Mean Machine
- Nickname: Machine (Eschuma).
- Founded: 1977; 49 years ago
- Location: Nairobi, Kenya
- Ground(s): University of Nairobi Grounds, 2,000 capacity
- Chairman: Paul Ekirapa
- Coach(es): Elli Mukaizi, Nick Abok
- Captain(s): Emmanuel Carlton, Victor Mwangi, Zack Ondijo, Kevin Daniel Ouma, Marvin Karungii, Festus Safari, Shaddon Munoko, Isaac Waweru, Rene Inyanga, Wayne Orwa, Stanley Lunani, George Mutuku, Cedric Odera,
- League(s): Kenya Cup, Eric Shirley Shield, Enterprise Cup, Chairman's Cup, Championship
| Team kit |

= Mean Machine RFC =

Kenyan rugby union club, based in Nairobi

Mean Machine RFC is a Rugby union club based in Nairobi, Kenya. It is the representative side of the University of Nairobi and was founded in 1977 during the time when rugby union in Kenya was predominantly played by white settlers and expats. The club features the best students in Kenya who join the university and they come from various University campuses i.e.
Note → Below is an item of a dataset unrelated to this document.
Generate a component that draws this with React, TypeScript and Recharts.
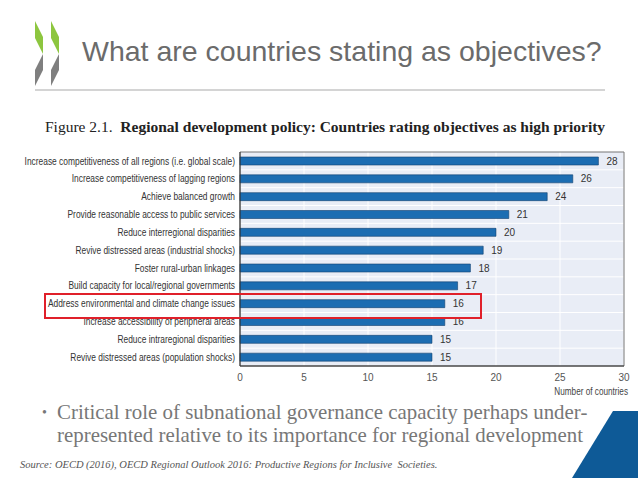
import React from 'react';
import {
  BarChart,
  Bar,
  XAxis,
  YAxis,
  CartesianGrid,
  LabelList,
  ReferenceArea,
} from 'recharts';

// Objectives rated as high priority (top to bottom as in the figure)
const objectives = [
  'Increase competitiveness of all regions (i.e. global scale)',
  'Increase competitiveness of lagging regions',
  'Achieve balanced growth',
  'Provide reasonable access to public services',
  'Reduce interregional disparities',
  'Revive distressed areas (industrial shocks)',
  'Foster rural-urban linkages',
  'Build capacity for local/regional governments',
  'Address environmental and climate change issues',
  'Increase accessibility of peripheral areas',
  'Reduce intraregional disparities',
  'Revive distressed areas (population shocks)',
];

const countries = [28, 26, 24, 21, 20, 19, 18, 17, 16, 16, 15, 15];

const xTicks = [0, 5, 10, 15, 20, 25, 30];

const data = objectives.map((name, i) => ({ name, value: countries[i] }));

const SANS = "'Liberation Sans', Arial, sans-serif";
const SERIF = "'Liberation Serif', 'DejaVu Serif', serif";

// condensed look of the original figure's Arial Narrow labels
const NarrowTick = ({ x, y, payload }: any) => (
  <g transform={`translate(${x},${y}) scale(0.8,1)`}>
    <text x={0} y={0} dy="0.35em" textAnchor="end" fill="#333" fontSize={10.5} fontFamily={SANS}>
      {payload.value}
    </text>
  </g>
);

const Logo = () => (
  <svg width={70} height={90} style={{ position: 'absolute', left: 0, top: 0 }}>
    {[0, 16].map((dx) => (
      <g key={dx} transform={`translate(${dx},0)`}>
        <polygon points="35,21 43,37 43,54 35,38" fill="#8dc63f" />
        <polygon points="35,70 43,54 43,70 35,86" fill="#7f7f7f" />
      </g>
    ))}
  </svg>
);

export default function App() {
  return (
    <div
      style={{
        position: 'fixed',
        left: 0,
        top: 0,
        width: 638,
        height: 478,
        background: '#fff',
        overflow: 'hidden',
      }}
    >
      <Logo />
      <div
        style={{
          position: 'absolute',
          left: 82,
          top: 35,
          fontFamily: SANS,
          fontSize: 28.5,
          color: '#6b6b6b',
          whiteSpace: 'nowrap',
        }}
      >
        What are countries stating as objectives?
      </div>
      <div
        style={{
          position: 'absolute',
          left: 35,
          top: 89,
          width: 570,
          height: 2,
          background: '#d4d4d4',
        }}
      />

      <div
        style={{
          position: 'absolute',
          left: 45,
          top: 118,
          fontFamily: SERIF,
          fontSize: 15.5,
          color: '#222',
          whiteSpace: 'nowrap',
        }}
      >
        Figure 2.1.&nbsp; <b>Regional development policy: Countries rating objectives as high priority</b>
      </div>

      <div style={{ position: 'absolute', left: 0, top: 140 }}>
        <BarChart
          width={638}
          height={260}
          data={data}
          layout="vertical"
          margin={{ top: 12, right: 14, bottom: 4, left: 0 }}
        >
          <CartesianGrid
            fill="#e9edf6"
            stroke="#ffffff"
            strokeWidth={1}
            horizontalCoordinatesGenerator={({ offset }: any) =>
              objectives.slice(1).map((_, i) => offset.top + ((i + 1) * offset.height) / objectives.length)
            }
          />
          <XAxis
            type="number"
            domain={[0, 30]}
            ticks={xTicks}
            height={30}
            axisLine={{ stroke: '#333' }}
            tickLine={false}
            tickMargin={2}
            tick={{ fill: '#555', fontSize: 10, fontFamily: SANS }}
          />
          <YAxis
            type="category"
            dataKey="name"
            width={240}
            axisLine={{ stroke: '#333' }}
            tickLine={false}
            tickSize={0}
            tickMargin={5}
            interval={0}
            tick={<NarrowTick />}
          />
          <ReferenceArea x1={0} x2={30} fill="none" stroke="#777" strokeWidth={1} />
          <Bar
            dataKey="value"
            fill="#1c6db2"
            stroke="#103f6e"
            strokeWidth={0.6}
            barSize={8}
            isAnimationActive={false}
          >
            <LabelList
              dataKey="value"
              position="right"
              offset={8}
              fill="#333"
              fontSize={10}
              fontFamily={SANS}
            />
          </Bar>
        </BarChart>
      </div>

      <svg width={638} height={478} style={{ position: 'absolute', left: 0, top: 0, pointerEvents: 'none' }}>
        <text
          x={628}
          y={395}
          textAnchor="end"
          transform="translate(628,0) scale(0.82,1) translate(-628,0)"
          fill="#444"
          fontSize={10}
          fontFamily={SANS}
        >
          Number of countries
        </text>
        <polygon points="613,411 638,411 638,478 572,478" fill="#0e5a97" />
      </svg>

      <div
        style={{
          position: 'absolute',
          left: 44,
          top: 293,
          width: 434,
          height: 22,
          border: '2px solid #e0202a',
        }}
      />

      <div
        style={{
          position: 'absolute',
          left: 42,
          top: 401,
          width: 560,
          fontFamily: SERIF,
          fontSize: 20.9,
          lineHeight: '23px',
          color: '#777',
          display: 'flex',
          whiteSpace: 'nowrap',
        }}
      >
        <span style={{ width: 15, flex: 'none', fontSize: 14 }}>•</span>
        <span>
          Critical role of subnational governance capacity perhaps under-
          <br />
          represented relative to its importance for regional development
        </span>
      </div>

      <div
        style={{
          position: 'absolute',
          left: 20,
          top: 459,
          fontFamily: SERIF,
          fontStyle: 'italic',
          fontSize: 10.5,
          color: '#555',
          whiteSpace: 'nowrap',
        }}
      >
        Source: OECD (2016), OECD Regional Outlook 2016: Productive Regions for Inclusive&nbsp; Societies.
      </div>
    </div>
  );
}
Main Campus, Chiromo Campus, Parklands Campus, Lower Kabete Campus, Upper Kabete Campus, Kenya Science Campus as well as Mombasa Campus. In their inaugural year, they won the Kenya Cup. Mean Machine has also won the KRU championship twice, in 2018 and 2022 and also won the inaugural Varsity Cup League. During the 1980s the club was forced to close due to political pressure after the 1982 coup d'état attempt, and many players would have to play for other clubs.